• Exercise details: Find the word "that" in the data. Return every line where it appears.

===== Exercise data =====

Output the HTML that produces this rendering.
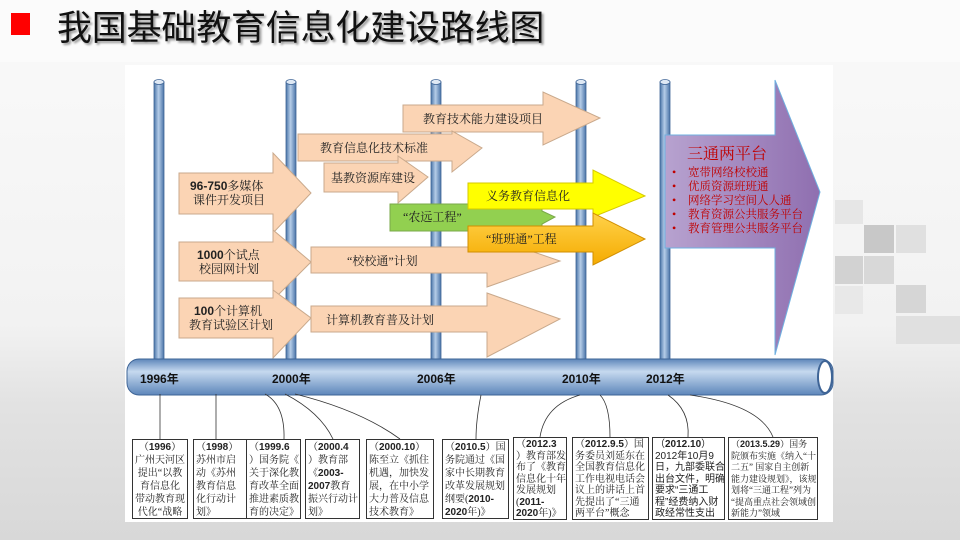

=====
===== Exercise data =====

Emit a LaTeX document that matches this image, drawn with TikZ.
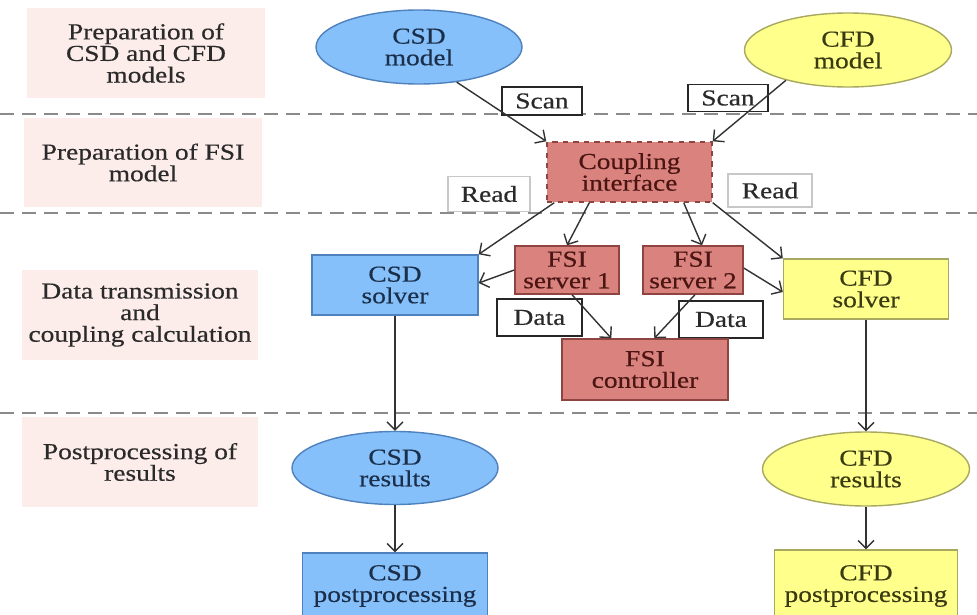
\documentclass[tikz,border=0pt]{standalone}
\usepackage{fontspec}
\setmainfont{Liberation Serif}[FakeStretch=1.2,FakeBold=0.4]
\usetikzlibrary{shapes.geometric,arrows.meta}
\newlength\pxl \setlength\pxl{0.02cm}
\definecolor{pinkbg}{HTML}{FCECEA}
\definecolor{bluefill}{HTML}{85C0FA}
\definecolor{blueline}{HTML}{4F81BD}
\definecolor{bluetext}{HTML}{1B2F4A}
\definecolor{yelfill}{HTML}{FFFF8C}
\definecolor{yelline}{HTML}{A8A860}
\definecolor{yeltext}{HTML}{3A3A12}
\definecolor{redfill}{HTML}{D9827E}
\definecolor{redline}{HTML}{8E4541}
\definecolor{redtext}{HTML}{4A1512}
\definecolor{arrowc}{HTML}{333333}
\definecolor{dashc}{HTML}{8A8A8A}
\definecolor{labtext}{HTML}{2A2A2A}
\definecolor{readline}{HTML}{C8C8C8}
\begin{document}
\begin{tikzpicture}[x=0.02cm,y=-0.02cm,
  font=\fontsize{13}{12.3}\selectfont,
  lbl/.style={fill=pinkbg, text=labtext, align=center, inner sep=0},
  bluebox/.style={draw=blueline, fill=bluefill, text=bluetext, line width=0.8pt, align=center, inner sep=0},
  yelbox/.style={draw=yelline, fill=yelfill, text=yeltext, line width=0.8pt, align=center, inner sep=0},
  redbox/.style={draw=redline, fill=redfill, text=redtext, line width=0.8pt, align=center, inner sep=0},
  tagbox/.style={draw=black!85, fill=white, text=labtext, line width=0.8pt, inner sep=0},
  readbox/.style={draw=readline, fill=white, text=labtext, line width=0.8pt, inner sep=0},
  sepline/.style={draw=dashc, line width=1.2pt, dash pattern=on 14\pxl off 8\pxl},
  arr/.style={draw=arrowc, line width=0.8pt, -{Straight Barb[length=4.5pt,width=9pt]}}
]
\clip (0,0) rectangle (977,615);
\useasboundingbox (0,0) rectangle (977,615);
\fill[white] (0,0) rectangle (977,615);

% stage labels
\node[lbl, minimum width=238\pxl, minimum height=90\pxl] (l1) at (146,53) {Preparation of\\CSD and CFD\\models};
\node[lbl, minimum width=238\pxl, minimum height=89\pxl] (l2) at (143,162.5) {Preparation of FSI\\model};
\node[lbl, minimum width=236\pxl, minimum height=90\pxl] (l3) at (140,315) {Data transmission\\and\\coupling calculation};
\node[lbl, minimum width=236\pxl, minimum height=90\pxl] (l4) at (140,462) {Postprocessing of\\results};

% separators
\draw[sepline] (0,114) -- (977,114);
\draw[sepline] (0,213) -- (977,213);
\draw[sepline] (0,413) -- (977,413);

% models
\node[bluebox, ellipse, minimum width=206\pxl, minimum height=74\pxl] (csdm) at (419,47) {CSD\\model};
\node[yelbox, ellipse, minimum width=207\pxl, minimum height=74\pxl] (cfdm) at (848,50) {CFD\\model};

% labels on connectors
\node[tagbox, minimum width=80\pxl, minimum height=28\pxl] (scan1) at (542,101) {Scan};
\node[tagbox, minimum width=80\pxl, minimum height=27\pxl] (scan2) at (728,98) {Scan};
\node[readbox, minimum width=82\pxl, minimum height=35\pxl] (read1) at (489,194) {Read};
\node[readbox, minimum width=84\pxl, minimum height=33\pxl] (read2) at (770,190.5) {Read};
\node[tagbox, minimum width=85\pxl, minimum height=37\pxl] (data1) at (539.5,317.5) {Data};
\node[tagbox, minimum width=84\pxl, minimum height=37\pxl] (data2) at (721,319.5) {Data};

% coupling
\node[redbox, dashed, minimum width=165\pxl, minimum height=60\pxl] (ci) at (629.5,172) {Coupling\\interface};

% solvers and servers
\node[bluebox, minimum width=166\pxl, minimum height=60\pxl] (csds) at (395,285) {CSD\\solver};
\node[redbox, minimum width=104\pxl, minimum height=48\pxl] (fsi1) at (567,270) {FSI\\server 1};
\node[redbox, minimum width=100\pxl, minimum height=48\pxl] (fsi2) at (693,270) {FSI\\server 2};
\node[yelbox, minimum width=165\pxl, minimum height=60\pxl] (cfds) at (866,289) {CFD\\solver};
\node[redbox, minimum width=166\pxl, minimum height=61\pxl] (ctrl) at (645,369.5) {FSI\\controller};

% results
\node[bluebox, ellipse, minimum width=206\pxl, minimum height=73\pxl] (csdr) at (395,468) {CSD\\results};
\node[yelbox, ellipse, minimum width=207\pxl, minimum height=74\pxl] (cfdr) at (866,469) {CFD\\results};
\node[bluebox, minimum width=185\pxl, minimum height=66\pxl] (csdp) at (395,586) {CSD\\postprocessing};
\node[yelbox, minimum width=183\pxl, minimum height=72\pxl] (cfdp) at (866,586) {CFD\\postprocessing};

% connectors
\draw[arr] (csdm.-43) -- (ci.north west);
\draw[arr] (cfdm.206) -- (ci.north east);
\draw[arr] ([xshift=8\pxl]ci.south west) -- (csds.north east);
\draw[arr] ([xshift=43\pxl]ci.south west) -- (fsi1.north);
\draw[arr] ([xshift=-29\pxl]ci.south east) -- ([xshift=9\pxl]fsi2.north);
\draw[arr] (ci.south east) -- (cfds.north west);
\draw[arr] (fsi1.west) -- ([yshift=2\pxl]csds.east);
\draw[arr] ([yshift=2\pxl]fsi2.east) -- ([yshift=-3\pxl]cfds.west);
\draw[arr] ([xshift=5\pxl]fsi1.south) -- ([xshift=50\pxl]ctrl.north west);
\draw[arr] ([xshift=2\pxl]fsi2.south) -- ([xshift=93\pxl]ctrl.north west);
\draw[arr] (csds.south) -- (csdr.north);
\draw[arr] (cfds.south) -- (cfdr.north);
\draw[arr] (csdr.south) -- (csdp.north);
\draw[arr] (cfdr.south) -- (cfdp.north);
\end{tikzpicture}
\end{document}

=====

• Answer to this task:
Output the HTML that produces this rendering.
Emit a LaTeX document that matches this image, drawn with TikZ.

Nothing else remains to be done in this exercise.